Dialog santri berlangsung pada Selasa (5/11) bersama Dr. H. Hilmy Muhammad, M.A. dan Suhada, ST., MBA., IPM., sebagai pemateri. Acara yang bertemakan “Optimalisasi Media Dakwah Pesantren” di Aula Kompleks G PP Al-Munawwir Krapyak Yogyakarta dimulai pukul 10.00 WIB. Ada sekitar 50 santri perwakilan dari beberapa kompleks di Al-Munawwir yang menghadiri acara tersebut.
Sesi pertama, materi disampaikan oleh Gus Hilmy—panggilan akrab santri. Sesi kedua dilanjutkan oleh Bapak Suhada. Awal mulanya beliau bercerita mengenai kisah pengalamannya selama mondok dan masuk dunia kampus. Beliau bercerita bagaimana mulai mengenal isu Islam radikal yang bermunculan dan berkembang di kampus. Bertahan kuliah hanya satu tahun di Malang kemudian pindah ke Yogyakarta di kampus impiannya. Sebagai santri yang pernah mondok dan berbekal pengalaman di kota sebelumnya, beliau aktif berkecimpung dalam organisasi keagamaan di kampus. Bahkan, di rohis beliau dipercaya sebagai ketua karena dianggap paling netral yang dapat mengayomi anggotanya yang notabene dari berbagai haluan.

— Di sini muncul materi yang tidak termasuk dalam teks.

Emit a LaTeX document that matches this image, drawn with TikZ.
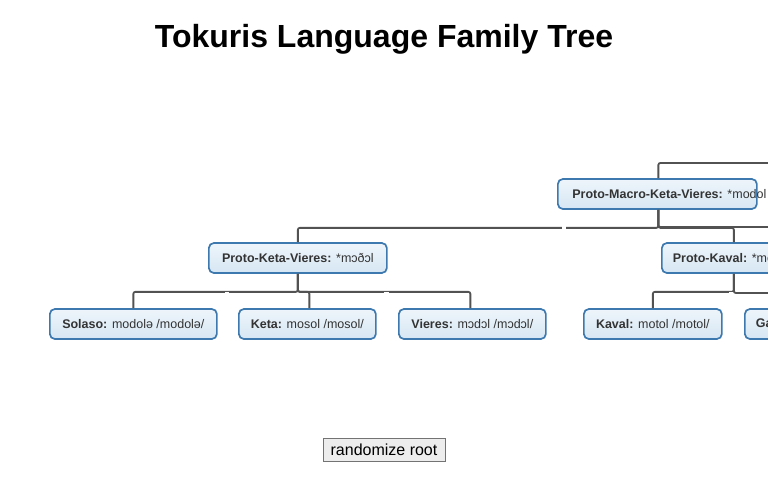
\documentclass[tikz,border=0pt]{standalone}
\usepackage{fontspec}
\setmainfont{Liberation Sans}
\begin{document}
\begin{tikzpicture}[x=1pt,y=-1pt,
  lang/.style={draw=boxblue,line width=1.7pt,rounded corners=5pt,top color=boxtop,bottom color=boxbot,
    minimum height=30pt,inner xsep=11pt,font=\fontsize{12.5}{14}\selectfont,text=black!80,anchor=west},
  conn/.style={draw=black!68,line width=1.8pt},
  btn/.style={draw=black!55,fill=black!7,line width=0.8pt,font=\fontsize{16}{18}\selectfont,minimum width=122pt,minimum height=23pt,inner sep=0pt}]
\definecolor{boxblue}{HTML}{3D79AE}
\definecolor{boxtop}{HTML}{EEF5FB}
\definecolor{boxbot}{HTML}{D6E6F3}
\useasboundingbox (0,0) rectangle (768,480);
\node[font=\bfseries\fontsize{32}{36}\selectfont] (title) at (384,39) {Tokuris Language Family Tree};
\begin{scope}
\clip (0,0) rectangle (768,480);
\node[lang,minimum width=199pt] (root) at (557,194) {\makebox[170pt][l]{\textbf{Proto-Macro-Keta-Vieres:} *modol}};
\node[lang,minimum width=178pt] (pkv) at (208,258) {\textbf{Proto-Keta-Vieres:} *mɔðɔl};
\node[lang,minimum width=200pt] (pk) at (661,258) {\makebox[178pt][l]{\textbf{Proto-Kaval:} *motol}};
\node[lang,minimum width=167pt] (sol) at (49,324) {\textbf{Solaso:} modolə /modolə/};
\node[lang,minimum width=137pt] (keta) at (238,324) {\textbf{Keta:} mosol /mosol/};
\node[lang,minimum width=147pt] (vie) at (398,324) {\textbf{Vieres:} mɔdɔl /mɔdɔl/};
\node[lang,minimum width=138pt] (kav) at (583,324) {\textbf{Kaval:} motol /motol/};
\node[lang,minimum width=140pt] (ga) at (744,324) {\makebox[118pt][l]{\textbf{Gatol:} gatol /gatol/}};
\coordinate (up) at (790,163);
\coordinate (rr) at (790,227);
\coordinate (kr) at (790,293);
\draw[conn,rounded corners=2pt] ([xshift=1pt]root.north) |- (up);
\draw[conn,rounded corners=2pt] ([xshift=1pt]root.south) |- (rr);
\draw[conn,rounded corners=2pt] ([xshift=1pt]root.south) -- ++(0,18) -| (pkv.north);
\draw[conn,rounded corners=2pt] ([xshift=1pt]root.south) -- ++(0,18) -| ([xshift=-28pt]pk.north);
\draw[conn,rounded corners=2pt] (pkv.south) -- ++(0,18) -| (sol.north);
\draw[conn,rounded corners=2pt] (pkv.south) -- ++(0,18) -| ([xshift=2pt]keta.north);
\draw[conn,rounded corners=2pt] (pkv.south) -- ++(0,18) -| ([xshift=-2pt]vie.north);
\draw[conn,rounded corners=2pt] ([xshift=-28pt]pk.south) -- ++(0,18) -| (kav.north);
\draw[conn,rounded corners=2pt] ([xshift=-28pt]pk.south) |- (kr);
\draw[white,line width=3pt] (562,227) -- (566,227) (225,293) -- (229,293) (384,293) -- (389,293) (729,293)--(733,293);
\end{scope}
\node[btn] (rand) at (384,449.5) {randomize root};
\end{tikzpicture}
\end{document}
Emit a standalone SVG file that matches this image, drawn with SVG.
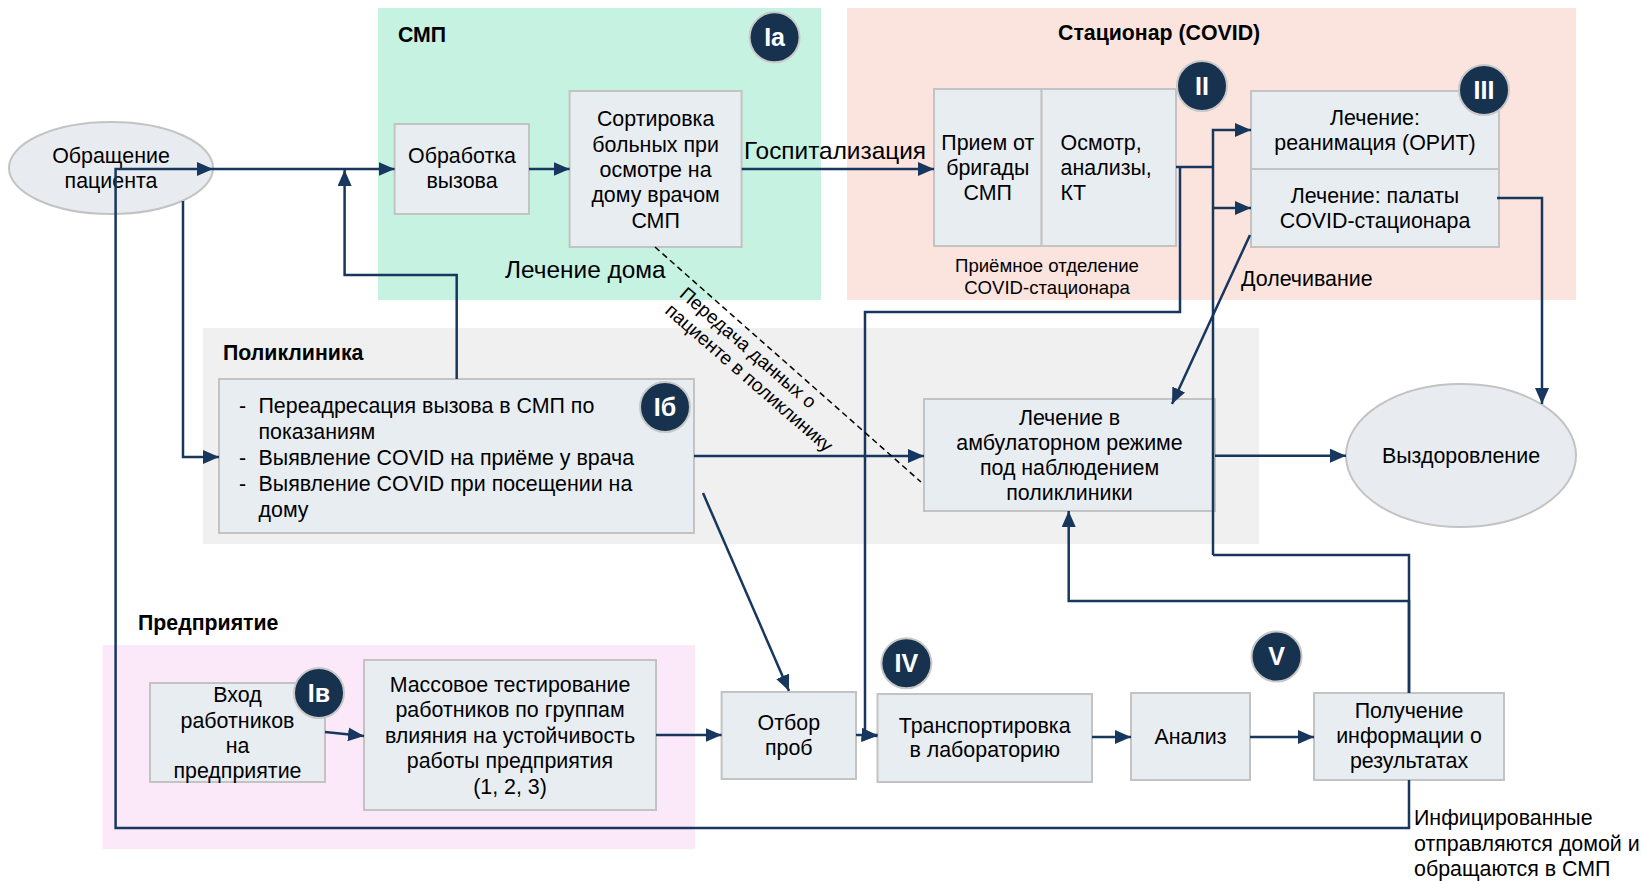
<svg xmlns="http://www.w3.org/2000/svg" width="1642" height="881" viewBox="0 0 1642 881">
  <style>
    text { font-family: "Liberation Sans", Arial, sans-serif; fill: #000; }
    .t { font-size: 21.4px; text-anchor: middle; }
    .tl { font-size: 21.4px; }
    .lbl { font-size: 24.4px; }
    .small { font-size: 18.6px; text-anchor: middle; }
    .rot { font-size: 19px; }
    .zone { font-size: 21.3px; font-weight: bold; }
    .box { fill: #E8EDF2; stroke: #C3C3C3; stroke-width: 2; }
    .badge circle { fill: #17324F; stroke: #C8C8C8; stroke-width: 2; }
    .badge text { fill: #fff; font-size: 25px; font-weight: bold; text-anchor: middle; }
    .c { fill: none; stroke: #17375E; stroke-width: 2.5; }
    .a { marker-end: url(#arrow); }
    .dash { fill: none; stroke: #000; stroke-width: 1.5; stroke-dasharray: 6 4; }
  </style>
  <defs>
    <marker id="arrow" markerUnits="userSpaceOnUse" markerWidth="16" markerHeight="14" refX="16" refY="7" orient="auto">
      <path d="M0,0 L16,7 L0,14 z" fill="#17375E"/>
    </marker>
  </defs>

  <rect width="1642" height="881" fill="#fff"/>

  <!-- zones -->
  <g id="zone-smp">
    <rect x="378" y="8" width="443" height="292" fill="#C6F2E2"/>
    <text class="zone" x="398" y="42">СМП</text>
  </g>
  <g id="zone-hospital">
    <rect x="847" y="8" width="729" height="292" fill="#FCE4DE"/>
    <text class="zone" x="1058" y="40">Стационар (COVID)</text>
  </g>
  <g id="zone-clinic">
    <rect x="203" y="328" width="1056" height="216" fill="#F0F0F0"/>
    <text class="zone" x="223" y="360">Поликлиника</text>
  </g>
  <g id="zone-enterprise">
    <rect x="102.5" y="645" width="592.5" height="204" fill="#FBE9FA"/>
    <text class="zone" x="138" y="630">Предприятие</text>
  </g>

  <!-- nodes -->
  <g id="n-appeal">
    <ellipse cx="111" cy="168" rx="102" ry="46" fill="#E8ECF0" stroke="#C3C3C3" stroke-width="2"/>
    <text class="t" x="111" y="163">Обращение</text>
    <text class="t" x="111" y="188">пациента</text>
  </g>
  <g id="n-call">
    <rect class="box" x="394.6" y="124" width="134.4" height="90"/>
    <text class="t" x="462" y="163">Обработка</text>
    <text class="t" x="462" y="188">вызова</text>
  </g>
  <g id="n-triage">
    <rect class="box" x="569.6" y="91" width="172" height="156"/>
    <text class="t" x="655.6" y="126">Сортировка</text>
    <text class="t" x="655.6" y="152">больных при</text>
    <text class="t" x="655.6" y="177">осмотре на</text>
    <text class="t" x="655.6" y="202">дому врачом</text>
    <text class="t" x="655.6" y="228">СМП</text>
  </g>
  <g id="n-admission">
    <rect class="box" x="934" y="89" width="107.6" height="157"/>
    <text class="t" x="987.8" y="150">Прием от</text>
    <text class="t" x="987.8" y="175">бригады</text>
    <text class="t" x="987.8" y="200">СМП</text>
    <rect class="box" x="1041.6" y="89" width="134.4" height="157"/>
    <text class="tl" x="1060.6" y="150">Осмотр,</text>
    <text class="tl" x="1060.6" y="175">анализы,</text>
    <text class="tl" x="1060.6" y="200">КТ</text>
    <text class="small" x="1047" y="272">Приёмное отделение</text>
    <text class="small" x="1047" y="294">COVID-стационара</text>
  </g>
  <g id="n-icu">
    <rect class="box" x="1251" y="91" width="248" height="78"/>
    <text class="t" x="1375" y="125">Лечение:</text>
    <text class="t" x="1375" y="150">реанимация (ОРИТ)</text>
  </g>
  <g id="n-ward">
    <rect class="box" x="1251" y="169" width="248" height="78"/>
    <text class="t" x="1375" y="203">Лечение: палаты</text>
    <text class="t" x="1375" y="228">COVID-стационара</text>
  </g>
  <g id="n-clinic">
    <rect class="box" x="219" y="379" width="475" height="154"/>
    <text class="tl" x="239" y="413">-</text>
    <text class="tl" x="258.5" y="413">Переадресация вызова в СМП по</text>
    <text class="tl" x="258.5" y="439">показаниям</text>
    <text class="tl" x="239" y="465">-</text>
    <text class="tl" x="258.5" y="465">Выявление COVID на приёме у врача</text>
    <text class="tl" x="239" y="491">-</text>
    <text class="tl" x="258.5" y="491">Выявление COVID при посещении на</text>
    <text class="tl" x="258.5" y="517">дому</text>
  </g>
  <g id="n-outpatient">
    <rect class="box" x="924" y="399" width="291" height="112"/>
    <text class="t" x="1069.5" y="425">Лечение в</text>
    <text class="t" x="1069.5" y="450">амбулаторном режиме</text>
    <text class="t" x="1069.5" y="475">под наблюдением</text>
    <text class="t" x="1069.5" y="500">поликлиники</text>
  </g>
  <g id="n-recovery">
    <ellipse cx="1461" cy="455.5" rx="115" ry="71.5" fill="#E8ECF0" stroke="#C3C3C3" stroke-width="2"/>
    <text class="t" x="1461" y="463">Выздоровление</text>
  </g>
  <g id="n-entry">
    <rect class="box" x="150" y="683" width="175" height="99"/>
    <text class="t" x="237.5" y="702">Вход</text>
    <text class="t" x="237.5" y="728">работников</text>
    <text class="t" x="237.5" y="753">на</text>
    <text class="t" x="237.5" y="778">предприятие</text>
  </g>
  <g id="n-mass-test">
    <rect class="box" x="364" y="660" width="292" height="150"/>
    <text class="t" x="510" y="692">Массовое тестирование</text>
    <text class="t" x="510" y="717">работников по группам</text>
    <text class="t" x="510" y="743">влияния на устойчивость</text>
    <text class="t" x="510" y="768">работы предприятия</text>
    <text class="t" x="510" y="794">(1, 2, 3)</text>
  </g>
  <g id="n-sampling">
    <rect class="box" x="721.6" y="692" width="134.4" height="87"/>
    <text class="t" x="788.8" y="730">Отбор</text>
    <text class="t" x="788.8" y="755">проб</text>
  </g>
  <g id="n-transport">
    <rect class="box" x="877.5" y="694" width="214.5" height="88"/>
    <text class="t" x="984.7" y="733">Транспортировка</text>
    <text class="t" x="984.7" y="757">в лабораторию</text>
  </g>
  <g id="n-analysis">
    <rect class="box" x="1131" y="693" width="119" height="87"/>
    <text class="t" x="1190.5" y="744">Анализ</text>
  </g>
  <g id="n-results">
    <rect class="box" x="1314" y="693" width="190" height="87"/>
    <text class="t" x="1409" y="718">Получение</text>
    <text class="t" x="1409" y="743">информации о</text>
    <text class="t" x="1409" y="768">результатах</text>
  </g>

  <!-- connectors -->
  <g id="connectors">
    <path class="c a" d="M213,169 H394.6"/>
    <path class="c a" d="M529,169 H569.6"/>
    <path class="c a" d="M741.7,169 H934"/>
    <path class="c" d="M1176,167 H1213"/>
    <path class="c a" d="M1213,555 V130 H1251"/>
    <path class="c a" d="M1213,208 H1251"/>
    <path class="c" d="M1409,693 V555 H1213"/>
    <path class="c a" d="M1180,167 V312 H865 V735 L877.5,736"/>
    <path class="c a" d="M1497,198 H1542 V404"/>
    <path class="c a" d="M1250,235 L1172,404"/>
    <path class="c a" d="M694,456 H924"/>
    <path class="c a" d="M1215,455.7 H1346"/>
    <path class="c a" d="M183,201 V457 H219"/>
    <path class="c a" d="M456.7,379 V275 H344.6 V170"/>
    <path class="c a" d="M703,493 L789,691"/>
    <path class="c a" d="M325,732 L364,736"/>
    <path class="c a" d="M656,735 H721.6"/>
    <path class="c a" d="M856,735 H877.5"/>
    <path class="c a" d="M1092,737 H1131"/>
    <path class="c a" d="M1250,737 H1314"/>
    <path class="c a" d="M1409,693 V601 H1068.7 V511"/>
    <path class="c a" d="M1409,780 V828 H115.6 V169 H213"/>
    <path class="dash" d="M655,247 L921,482"/>
    <text class="lbl" x="744" y="159">Госпитализация</text>
    <text class="lbl" x="505" y="278">Лечение дома</text>
    <text class="tl" x="1241" y="286">Долечивание</text>
    <text class="rot" transform="rotate(41)" x="706" y="-222">Передача данных о</text>
    <text class="rot" transform="rotate(41)" x="706" y="-200">пациенте  в поликлинику</text>
    <text class="tl" x="1414" y="825">Инфицированные</text>
    <text class="tl" x="1414" y="851">отправляются домой и</text>
    <text class="tl" x="1414" y="876">обращаются в СМП</text>
  </g>

  <!-- stage badges -->
  <g id="b-ia" class="badge"><circle cx="774.6" cy="37.3" r="25"/><text x="774.6" y="46">Ia</text></g>
  <g id="b-ii" class="badge"><circle cx="1202" cy="86" r="25"/><text x="1202" y="95">II</text></g>
  <g id="b-iii" class="badge"><circle cx="1484" cy="90" r="25"/><text x="1484" y="99">III</text></g>
  <g id="b-ib" class="badge"><circle cx="665" cy="407" r="25"/><text x="665" y="416">Iб</text></g>
  <g id="b-iv-c" class="badge"><circle cx="319" cy="693" r="25"/><text x="319" y="702">Iв</text></g>
  <g id="b-iv" class="badge"><circle cx="906.4" cy="663.3" r="25"/><text x="906.4" y="672">IV</text></g>
  <g id="b-v" class="badge"><circle cx="1276.6" cy="656.5" r="25"/><text x="1276.6" y="665">V</text></g>
</svg>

Keresahan beliau mengenai isu-isu Islam radikal yang bekembang di kampus, membuat beliau menjadi aktivis yang menyuarakan mengenai isu-isu tersebut. Beliau mengamati bahwa problematika isu-isu Islam tersebut sangat mudah mempengaruhi mahasiswa baru yang haus akan agama, belajar membaca Alquran, dan praktek ibadah sehari-hari. Tidak ada wadah yang mampu menampung tersebut selain dari golongan-golongan mereka.
Radiks secara bahasa berarti akar. Sesuatu yang radiks adalah sesuatu yang dalam sehingga jika dalam memahami agama itu sampai rootnya. Akan tetapi, makna radiks ini menjadi bergeser ketika ada sebuah gerakan yang dianggap radikal dengan adanya perubahan yang mendasar. Menurut beliau,
“Radikalisme adalah orang yang dalam beragama menganggap pemeluk agama lain sebagai musuh atau ancaman bagi dirinya dan ia menginginkan negara ini diatur berdasarkan ajaran agamanya yang secara hukum tidak sesuai dengan sesuatu yang sudah digariskan.”
Beliau mengamati bahwa target group yang perlu dijaga dari radikalisme adalah masyarakat yang baru mengenal Islam—biasanya dari kelompok artis hijrah dan abangan yang tobat dengan semangat agama yang tinggi—kemudian kaum intelektual kelas menengah, dan santri yang pernah mondok tetapi belum matang keilmuannya.
Melihat keresahan tersebut beliau menjadi aktif untuk menggalakkan media-media di pesantren. Beliau pun berharap adanya media pesantren yang mampu bersaing yang dapat dijadikan rujukan yang dapat dipertanggungjawabkan keilmuannya. Saat ini di sela-sela kesibukannya, beliau juga tengah mengembangkan media yang harapannya mampu menjadi rujukan para santri.
Sesi akhir diadakan tanya jawab yang dipandu oleh moderator, Fairuzul Mumtaz. Sebelum acara ditutup, Pak Suhada berpesan sebagai santri kita harus melek terhadap teknologi. Acara pun berakhir dan ditutup pukul 12.00 WIB.